|PHOTOGRAPHY - Citibank Photography Prize 2003 Review by Grace Giardina|
The Citibank prize at the Photographers' Gallery
A tournament of sorts, with only one winner. A battle fought without violence but with power. Where talents are strength, and determination the will. A battle of the mind, heart, and soul. Of course, all four artists are exceptionally talented, and none are better than the rest. I think this competition is a tough one to judge. For the Citibank Photography Prize 2003, the jury shortlisted four photographers: Jitka Hanzlova, Bertien van Manen, Simon Norfolk and Juergen Teller. Their work signifies a powerful social engagement and a return to a more documentary approach that is now in ascendance in contemporary photography.
Jitka Hanzlova, born in the Czech Republic, exhibits her Brixton series in the show. This, her most recent series of portraits, are all of women (all strangers she approached on the street) whose ages range from thirteen to fifty. Most are black women who live in Brixton themselves. This work is beautiful. It represents a part of Brixton which is hidden from the public view. Most knowledge of the South London area may be related to drugs, violence, and demonstrations. This collection shows the flowers of Brixton, London's "trees of brooklyn". She also has a book of work called Female, which is available for viewing. Hanzlova is a natural portrait photographer with a soft ability to relax and relate to her subjects. Each print, including living window IV 2002, is not without a delicate touch of grace.
Simon Norfolk was born in Lagos and now lives in London. From 1990 to 1994 he was the staff photographer for Living Marxism, for whom he covered issues such as the British National Party, Northern Ireland, the Poll Tax, Eastern Europe at the fall of the Berlin Wall and the Gulf War. He abandoned photo-journalism in 1994 for a landscape-based practice around sites of conflict, war and genocide, a project that is ongoing. Now he shows us his Afghanistan images. Not only is Norfolk out there, but he's out there with a very good, but very technical and less convenient, old style 5x4 camera. It's slow shutter speed and larger format allow for epic quality, and the sense that we are looking beyond the present moment and through the depths of time. We owe Norfolk a lot for bringing us the images we need inorder to begin to understand our situation. The beauty of the images belies the ongoing human tragedy they represent.
The Dutch photographer Bertien van Manen, show's in this exhibition her powerful series of images made in China from 1997- 2000, entitled East Wind West Wind. As a Western photographer, her work represents a view from the outside looking in, yet unlike photo-journalism, her images reveal a rare intimacy, opening a door onto a domestic reality usually hidden from the eyes of outsiders. In these images we see young women out clubbing, youth culture, family meals, and images of soldiers from the inside of a taxi. Avoiding stereotypical views of mass gatherings or staged events, her story offers glimpses into the everyday lives and experiences of the people she has encountered. Her approach is not to construct the Chinese as 'other' by exoticising her subjects. Instead, she portrays them as she would portray her Dutch friends and family. Also available for viewing is her book, A Hundred Summers A Hundred Winters, which has dealt with the collapse of the communist state.

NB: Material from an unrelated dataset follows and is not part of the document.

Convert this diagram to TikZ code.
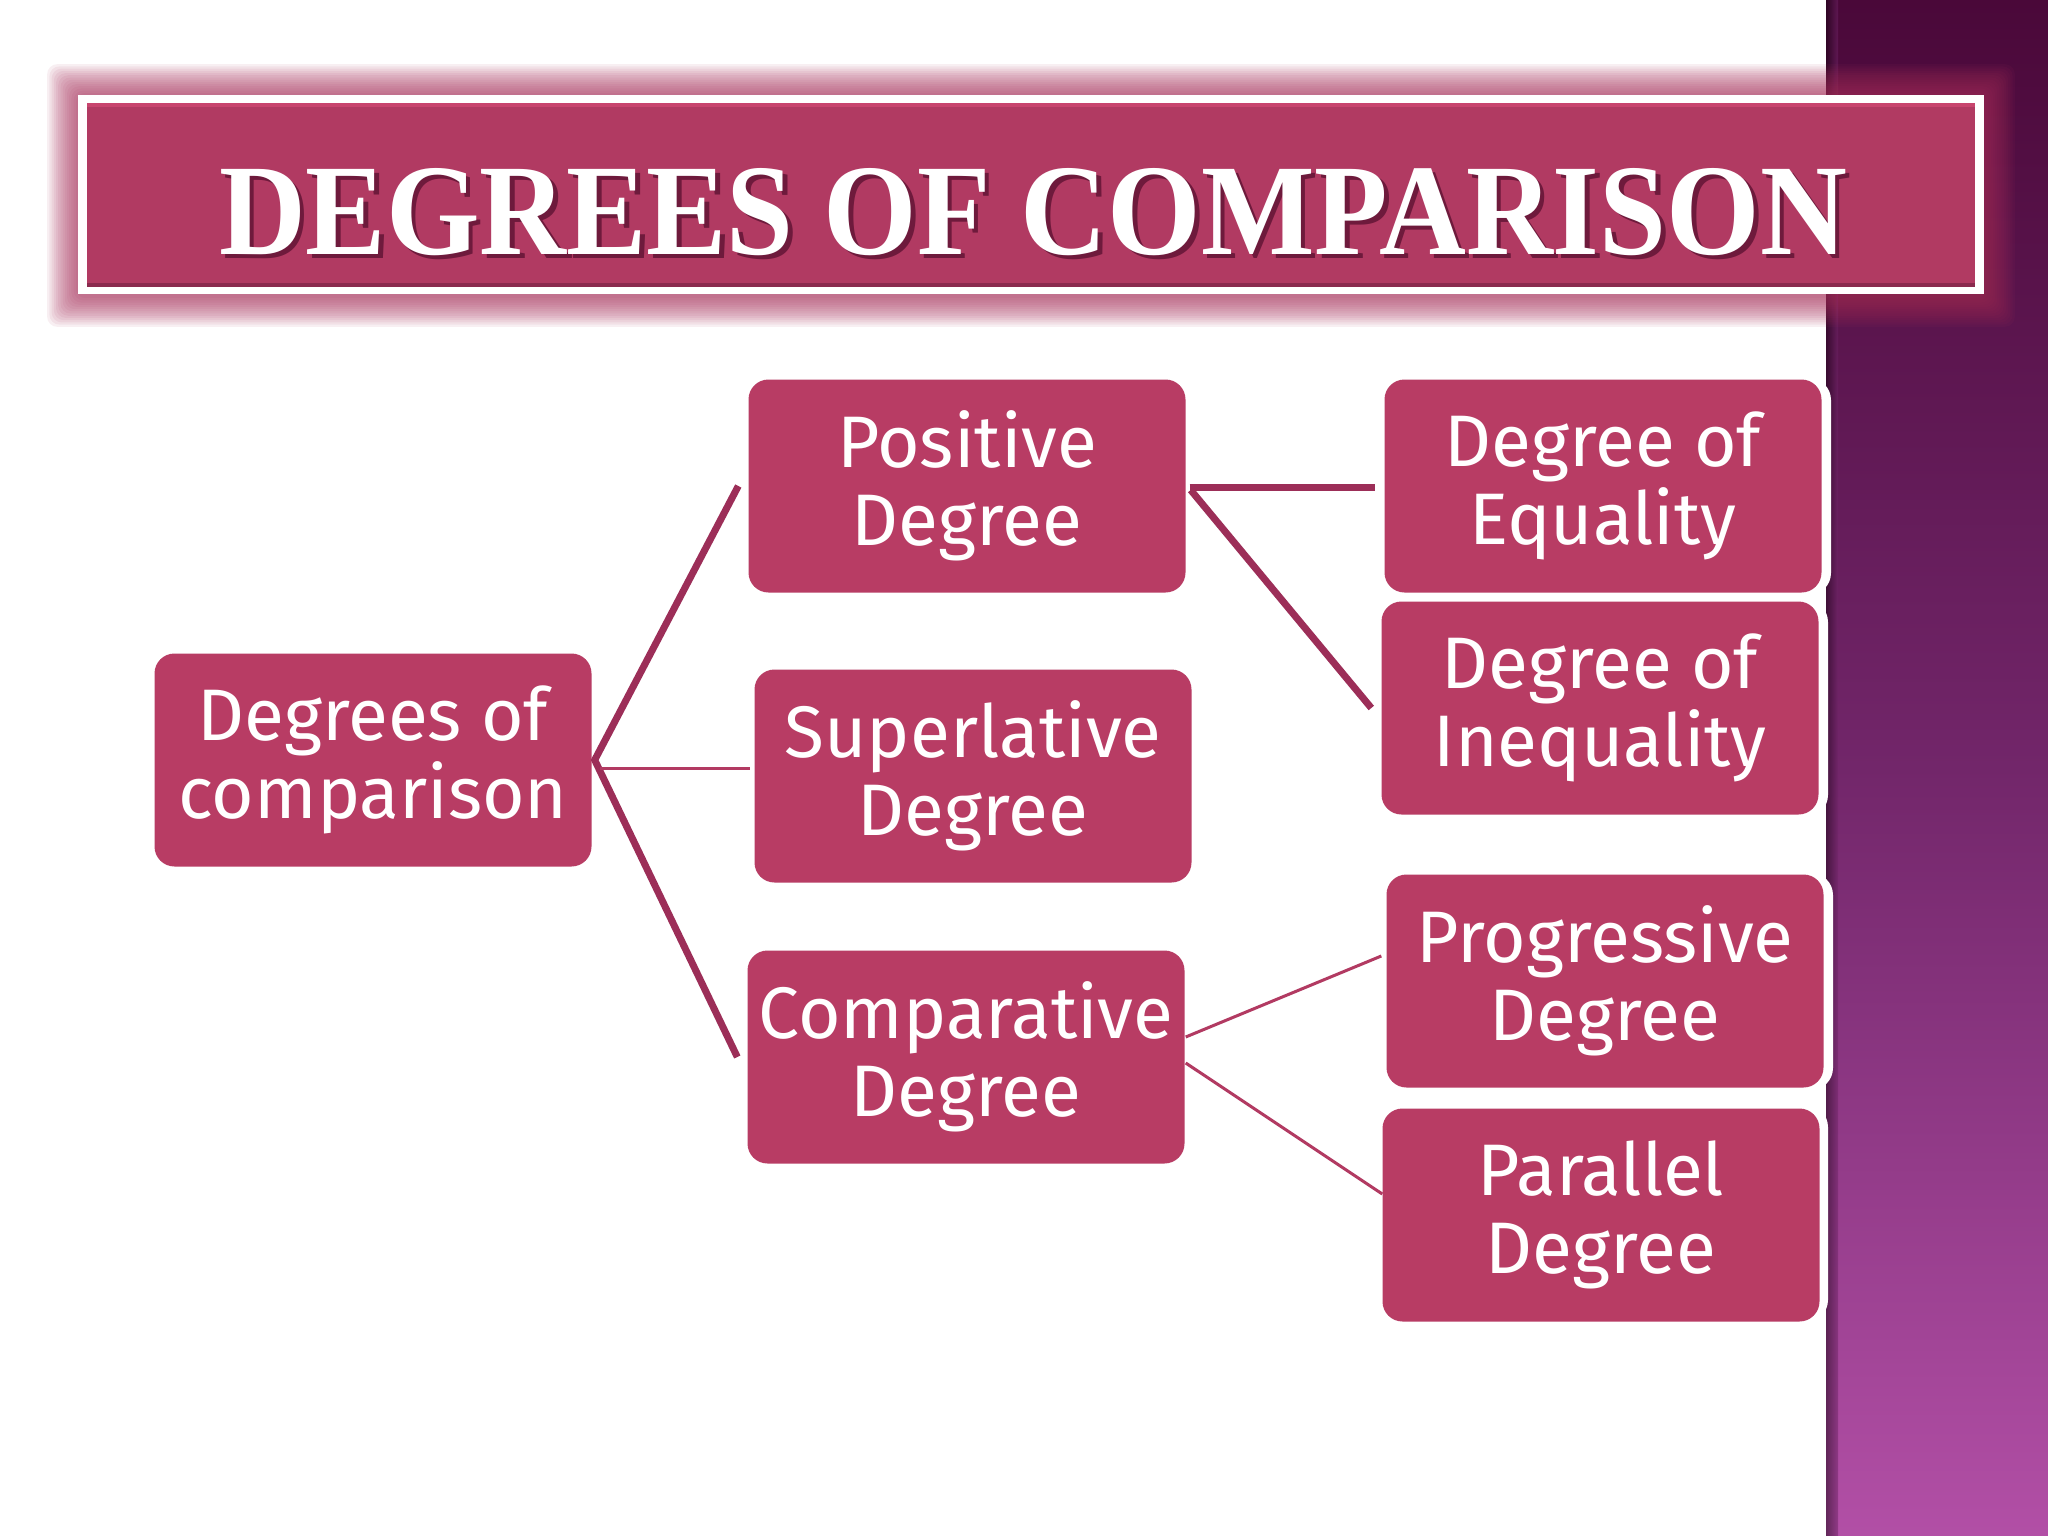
\documentclass[tikz,border=0pt]{standalone}
\usepackage{fontspec}
\setmainfont{Fira Sans}
\newfontfamily\titlefont{Liberation Serif}
\usetikzlibrary{calc}
\definecolor{boxfill}{HTML}{B83C64}
\definecolor{thickc}{HTML}{9C2E58}
\definecolor{thinc}{HTML}{B23A62}
\definecolor{bandA}{HTML}{4A0839}
\definecolor{bandB}{HTML}{72266A}
\definecolor{bandC}{HTML}{B24FA6}
\definecolor{titlefill}{HTML}{B13A62}
\definecolor{titlehi}{HTML}{C8456E}
\definecolor{titlelo}{HTML}{8A2A4E}
\definecolor{titleglow}{HTML}{A8305A}
\definecolor{titleshadow}{HTML}{6E1A3C}
\newcommand{\titletext}{DEGREES OF COMPARISON}
\tikzset{
  degbox/.style={fill=boxfill, rounded corners=20pt, minimum width=437pt,
    minimum height=213pt, align=center, text=white, inner sep=0pt,
    font=\fontsize{73}{78}\selectfont},
  rimbox/.style={fill=white, rounded corners=22pt},
  thickline/.style={draw=thickc, line width=7pt},
  thinline/.style={draw=thinc, line width=3pt},
}
\begin{document}
\begin{tikzpicture}[x=1pt,y=-1pt]
\useasboundingbox (0,0) rectangle (2048,1536);
\fill[white] (0,0) rectangle (2048,1536);
% purple band
\shade[top color=bandA, bottom color=bandC, middle color=bandB] (1826,0) rectangle (2048,1536);
\shade[left color=black!70!bandA, right color=bandB, opacity=0.5] (1826,0) rectangle (1838,1536);
% title glow
\foreach \i in {1,...,14} {
  \fill[titleglow, opacity=0.075, rounded corners=10pt] (78-\i*2.2, 95-\i*2.2) rectangle (1984+\i*2.2, 296+\i*2.2);
}
% title box
\fill[white] (78,95) rectangle (1984,294);
\fill[titlefill] (87,103) rectangle (1975,287);
\fill[titlehi] (87,103) rectangle (1975,107);
\fill[titlelo] (87,283) rectangle (1975,287);
\node[anchor=base, text=white, inner sep=0pt, xscale=0.925,
  font=\titlefont\bfseries\fontsize{130}{130}\selectfont] (title) at (1033,254)
  {\rlap{\kern5pt\raisebox{-4pt}{\textcolor{titleshadow}{\titletext}}}\titletext};
% white rims on the right column
\fill[rimbox] (1390,378) rectangle (1831,595);
\fill[rimbox] (1388,600) rectangle (1828,817);
\fill[rimbox] (1393,873) rectangle (1833,1090);
\fill[rimbox] (1388,1105) rectangle (1828,1322);
% nodes
\node[degbox] (root) at (373,760) {Degrees of\\comparison};
\node[degbox] (pos)  at (967,486) {Positive\\Degree};
\node[degbox] (sup)  at (973,776) {Superlative\\Degree};
\node[degbox] (comp) at (966,1057) {Comparative\\Degree};
\node[degbox] (eq)   at (1603,486) {Degree of\\Equality};
\node[degbox] (ineq) at (1600,708) {Degree of\\Inequality};
\node[degbox] (prog) at (1605,981) {Progressive\\Degree};
\node[degbox] (par)  at (1601,1215) {Parallel\\Degree};
% connectors
\draw[thickline, line join=miter] ($(pos.west)+(-10,0)$) -- ($(root.east)+(3,0)$) -- ($(comp.west)+(-10,0)$);
\draw[thinline] ($(root.east)+(8,8)$) -- ($(sup.west)+(-4,-8)$);
\draw[thickline] ($(pos.east)+(4,1)$) -- ($(eq.west)+(-9,1)$);
\draw[thickline] ($(pos.east)+(5,4)$) -- ($(ineq.west)+(-10,0)$);
\draw[thinline] ($(comp.east)+(1,-20)$) -- ($(prog.west)+(-5,-25)$);
\draw[thinline] ($(comp.east)+(1,6)$) -- ($(par.west)+(0,-21)$);
\end{tikzpicture}
\end{document}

Juergen Teller, is known as one of the most influential fashion photographers of the last fifteen years, and the winner of this year's Citibank Photography Prize. He did his first shoots for magazines like The Face and ID in 1986 knowing almost nothing about the world of fashion. The editors were looking for a streetwise approach to counter the gloss of their upmarket rivals. Teller has always insisted on creative freedom in his commercial work. His new collection of non-commercial work made over the last few years, Marchenstuberl, makes no distinction between images of his private life, and images of the famous. In terms of style, not much separates images of his wife and daughter visiting a farm, from his images of Kate Moss naked and heavily pregnant in the south of France. His shot of Bjork and her son, taken ten years ago, is the most incredible portrayal of 'the mother and child' that I have ever seen. His picture entitled My Mother, Father and Me, Bubenreuth, Germany, 1998, takes a second to realise. It's quiet, touching and powerful, and deserves a moment of silent admiration.
All four artists deserve a place in the diverse and wonderful history
of photography. It is work like this which will inform and change public
knowledge and opinion, therefore contributing to our overall perception
of ourselves and our fellow human beings all over the world.